Word for word, print each line of the listing below; pictures stay out.

> Stored data:
·····
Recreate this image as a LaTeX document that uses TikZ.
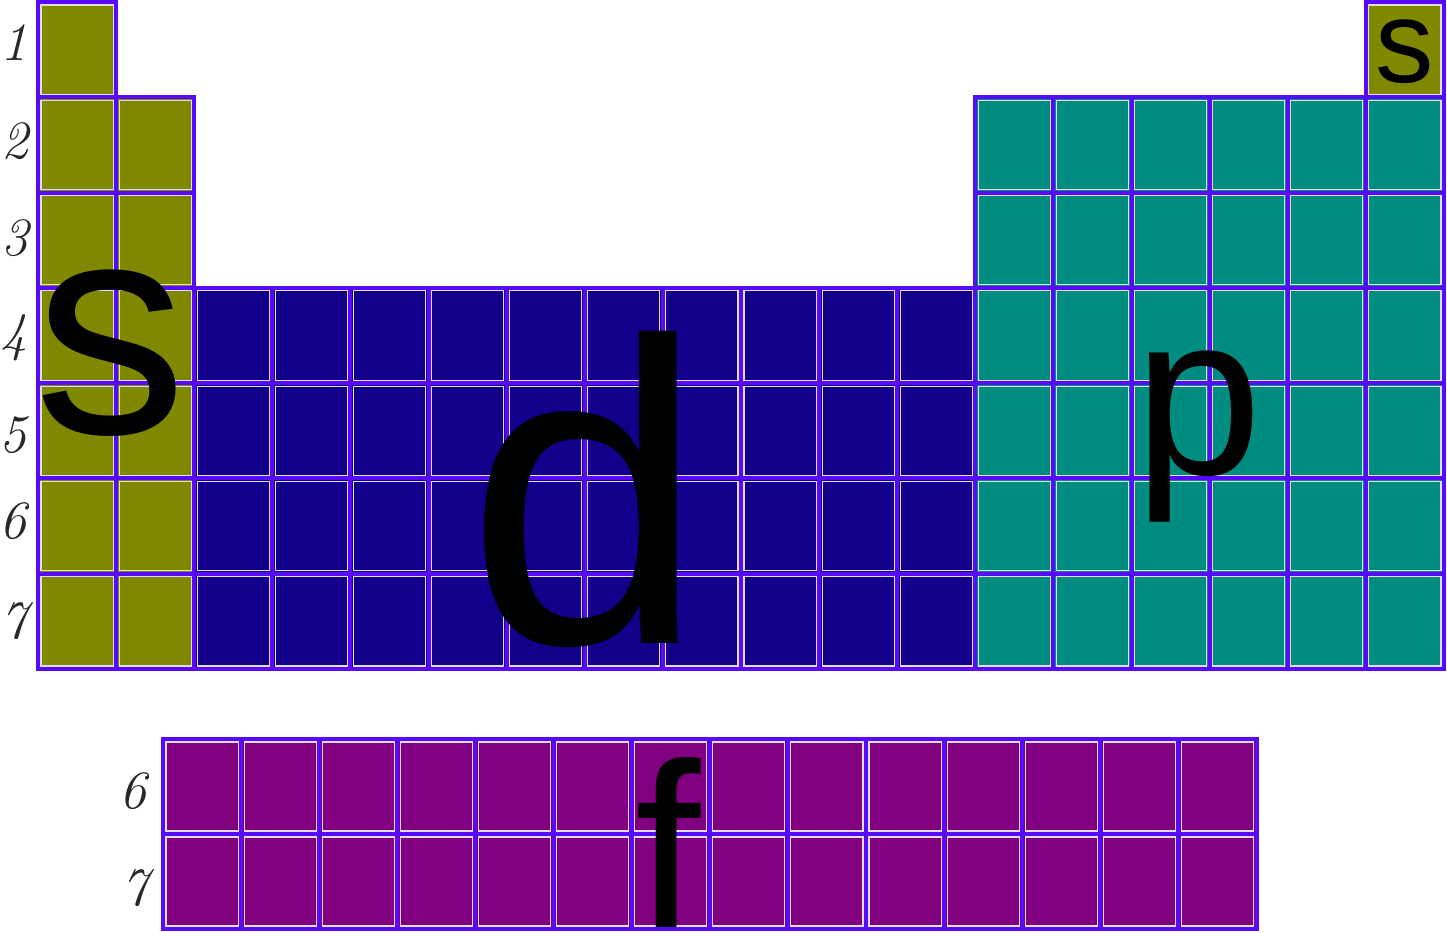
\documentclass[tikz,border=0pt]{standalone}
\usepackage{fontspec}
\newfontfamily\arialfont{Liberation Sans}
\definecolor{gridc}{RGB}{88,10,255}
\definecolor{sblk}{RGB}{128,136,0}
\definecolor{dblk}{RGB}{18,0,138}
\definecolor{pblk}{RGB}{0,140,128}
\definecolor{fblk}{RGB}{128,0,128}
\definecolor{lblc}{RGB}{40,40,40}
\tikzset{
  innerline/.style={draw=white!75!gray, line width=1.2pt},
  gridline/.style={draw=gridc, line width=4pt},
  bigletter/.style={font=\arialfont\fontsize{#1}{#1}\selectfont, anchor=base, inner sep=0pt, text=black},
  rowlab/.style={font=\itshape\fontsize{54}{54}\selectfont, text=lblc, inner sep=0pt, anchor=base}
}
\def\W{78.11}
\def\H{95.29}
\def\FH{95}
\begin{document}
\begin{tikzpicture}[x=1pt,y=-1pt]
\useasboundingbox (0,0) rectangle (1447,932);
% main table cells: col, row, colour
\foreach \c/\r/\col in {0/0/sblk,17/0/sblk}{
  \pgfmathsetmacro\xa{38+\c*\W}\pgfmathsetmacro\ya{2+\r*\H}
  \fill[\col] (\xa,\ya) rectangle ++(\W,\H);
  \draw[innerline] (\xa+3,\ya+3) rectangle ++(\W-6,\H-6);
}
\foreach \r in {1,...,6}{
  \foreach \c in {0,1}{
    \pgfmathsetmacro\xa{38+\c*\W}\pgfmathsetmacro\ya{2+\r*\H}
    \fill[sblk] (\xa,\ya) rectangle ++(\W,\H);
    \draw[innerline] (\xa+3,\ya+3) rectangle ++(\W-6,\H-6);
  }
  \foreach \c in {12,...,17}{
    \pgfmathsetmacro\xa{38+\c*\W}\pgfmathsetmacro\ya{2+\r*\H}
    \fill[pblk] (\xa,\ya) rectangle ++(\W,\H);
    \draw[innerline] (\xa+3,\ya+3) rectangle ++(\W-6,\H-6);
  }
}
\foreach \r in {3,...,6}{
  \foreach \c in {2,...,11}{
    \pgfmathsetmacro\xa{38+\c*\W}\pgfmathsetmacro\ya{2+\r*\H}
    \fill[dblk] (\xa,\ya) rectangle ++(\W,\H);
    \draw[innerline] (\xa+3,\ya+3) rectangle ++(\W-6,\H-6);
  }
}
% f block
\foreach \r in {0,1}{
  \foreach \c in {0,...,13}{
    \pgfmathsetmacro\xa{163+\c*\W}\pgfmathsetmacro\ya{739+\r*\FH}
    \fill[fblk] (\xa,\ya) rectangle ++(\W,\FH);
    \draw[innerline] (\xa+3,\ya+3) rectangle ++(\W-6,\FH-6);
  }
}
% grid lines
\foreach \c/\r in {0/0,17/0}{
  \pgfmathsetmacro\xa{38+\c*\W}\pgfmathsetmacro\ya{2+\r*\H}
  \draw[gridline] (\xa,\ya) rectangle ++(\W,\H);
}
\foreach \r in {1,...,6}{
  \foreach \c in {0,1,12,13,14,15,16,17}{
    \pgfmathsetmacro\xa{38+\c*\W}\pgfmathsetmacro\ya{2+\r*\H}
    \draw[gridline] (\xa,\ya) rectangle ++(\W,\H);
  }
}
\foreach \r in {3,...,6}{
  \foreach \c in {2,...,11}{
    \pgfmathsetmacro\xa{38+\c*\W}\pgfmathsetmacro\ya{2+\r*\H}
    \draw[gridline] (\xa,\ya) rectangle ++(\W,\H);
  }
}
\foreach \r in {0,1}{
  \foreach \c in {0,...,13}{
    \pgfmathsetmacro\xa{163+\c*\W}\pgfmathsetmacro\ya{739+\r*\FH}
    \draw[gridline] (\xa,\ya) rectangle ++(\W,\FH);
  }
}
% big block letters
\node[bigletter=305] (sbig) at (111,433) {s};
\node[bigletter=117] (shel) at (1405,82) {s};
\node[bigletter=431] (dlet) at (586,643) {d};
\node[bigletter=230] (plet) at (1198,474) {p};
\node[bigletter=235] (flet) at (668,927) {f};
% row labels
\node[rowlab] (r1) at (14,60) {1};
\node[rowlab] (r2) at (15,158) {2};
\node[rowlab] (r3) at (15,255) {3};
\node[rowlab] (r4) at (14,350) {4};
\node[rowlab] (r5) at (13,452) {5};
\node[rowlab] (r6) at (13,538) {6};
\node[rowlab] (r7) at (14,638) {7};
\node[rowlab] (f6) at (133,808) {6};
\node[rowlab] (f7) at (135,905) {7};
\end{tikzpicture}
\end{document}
·····
> Solved problem:
Recreate this image as a LaTeX document that uses TikZ.
\documentclass[tikz,border=0pt]{standalone}
\usepackage{fontspec}
\newfontfamily\arialfont{Liberation Sans}
\definecolor{gridc}{RGB}{88,10,255}
\definecolor{sblk}{RGB}{128,136,0}
\definecolor{dblk}{RGB}{18,0,138}
\definecolor{pblk}{RGB}{0,140,128}
\definecolor{fblk}{RGB}{128,0,128}
\definecolor{lblc}{RGB}{40,40,40}
\tikzset{
  innerline/.style={draw=white!75!gray, line width=1.2pt},
  gridline/.style={draw=gridc, line width=4pt},
  bigletter/.style={font=\arialfont\fontsize{#1}{#1}\selectfont, anchor=base, inner sep=0pt, text=black},
  rowlab/.style={font=\itshape\fontsize{54}{54}\selectfont, text=lblc, inner sep=0pt, anchor=base}
}
\def\W{78.11}
\def\H{95.29}
\def\FH{95}
\begin{document}
\begin{tikzpicture}[x=1pt,y=-1pt]
\useasboundingbox (0,0) rectangle (1447,932);
% main table cells: col, row, colour
\foreach \c/\r/\col in {0/0/sblk,17/0/sblk}{
  \pgfmathsetmacro\xa{38+\c*\W}\pgfmathsetmacro\ya{2+\r*\H}
  \fill[\col] (\xa,\ya) rectangle ++(\W,\H);
  \draw[innerline] (\xa+3,\ya+3) rectangle ++(\W-6,\H-6);
}
\foreach \r in {1,...,6}{
  \foreach \c in {0,1}{
    \pgfmathsetmacro\xa{38+\c*\W}\pgfmathsetmacro\ya{2+\r*\H}
    \fill[sblk] (\xa,\ya) rectangle ++(\W,\H);
    \draw[innerline] (\xa+3,\ya+3) rectangle ++(\W-6,\H-6);
  }
  \foreach \c in {12,...,17}{
    \pgfmathsetmacro\xa{38+\c*\W}\pgfmathsetmacro\ya{2+\r*\H}
    \fill[pblk] (\xa,\ya) rectangle ++(\W,\H);
    \draw[innerline] (\xa+3,\ya+3) rectangle ++(\W-6,\H-6);
  }
}
\foreach \r in {3,...,6}{
  \foreach \c in {2,...,11}{
    \pgfmathsetmacro\xa{38+\c*\W}\pgfmathsetmacro\ya{2+\r*\H}
    \fill[dblk] (\xa,\ya) rectangle ++(\W,\H);
    \draw[innerline] (\xa+3,\ya+3) rectangle ++(\W-6,\H-6);
  }
}
% f block
\foreach \r in {0,1}{
  \foreach \c in {0,...,13}{
    \pgfmathsetmacro\xa{163+\c*\W}\pgfmathsetmacro\ya{739+\r*\FH}
    \fill[fblk] (\xa,\ya) rectangle ++(\W,\FH);
    \draw[innerline] (\xa+3,\ya+3) rectangle ++(\W-6,\FH-6);
  }
}
% grid lines
\foreach \c/\r in {0/0,17/0}{
  \pgfmathsetmacro\xa{38+\c*\W}\pgfmathsetmacro\ya{2+\r*\H}
  \draw[gridline] (\xa,\ya) rectangle ++(\W,\H);
}
\foreach \r in {1,...,6}{
  \foreach \c in {0,1,12,13,14,15,16,17}{
    \pgfmathsetmacro\xa{38+\c*\W}\pgfmathsetmacro\ya{2+\r*\H}
    \draw[gridline] (\xa,\ya) rectangle ++(\W,\H);
  }
}
\foreach \r in {3,...,6}{
  \foreach \c in {2,...,11}{
    \pgfmathsetmacro\xa{38+\c*\W}\pgfmathsetmacro\ya{2+\r*\H}
    \draw[gridline] (\xa,\ya) rectangle ++(\W,\H);
  }
}
\foreach \r in {0,1}{
  \foreach \c in {0,...,13}{
    \pgfmathsetmacro\xa{163+\c*\W}\pgfmathsetmacro\ya{739+\r*\FH}
    \draw[gridline] (\xa,\ya) rectangle ++(\W,\FH);
  }
}
% big block letters
\node[bigletter=305] (sbig) at (111,433) {s};
\node[bigletter=117] (shel) at (1405,82) {s};
\node[bigletter=431] (dlet) at (586,643) {d};
\node[bigletter=230] (plet) at (1198,474) {p};
\node[bigletter=235] (flet) at (668,927) {f};
% row labels
\node[rowlab] (r1) at (14,60) {1};
\node[rowlab] (r2) at (15,158) {2};
\node[rowlab] (r3) at (15,255) {3};
\node[rowlab] (r4) at (14,350) {4};
\node[rowlab] (r5) at (13,452) {5};
\node[rowlab] (r6) at (13,538) {6};
\node[rowlab] (r7) at (14,638) {7};
\node[rowlab] (f6) at (133,808) {6};
\node[rowlab] (f7) at (135,905) {7};
\end{tikzpicture}
\end{document}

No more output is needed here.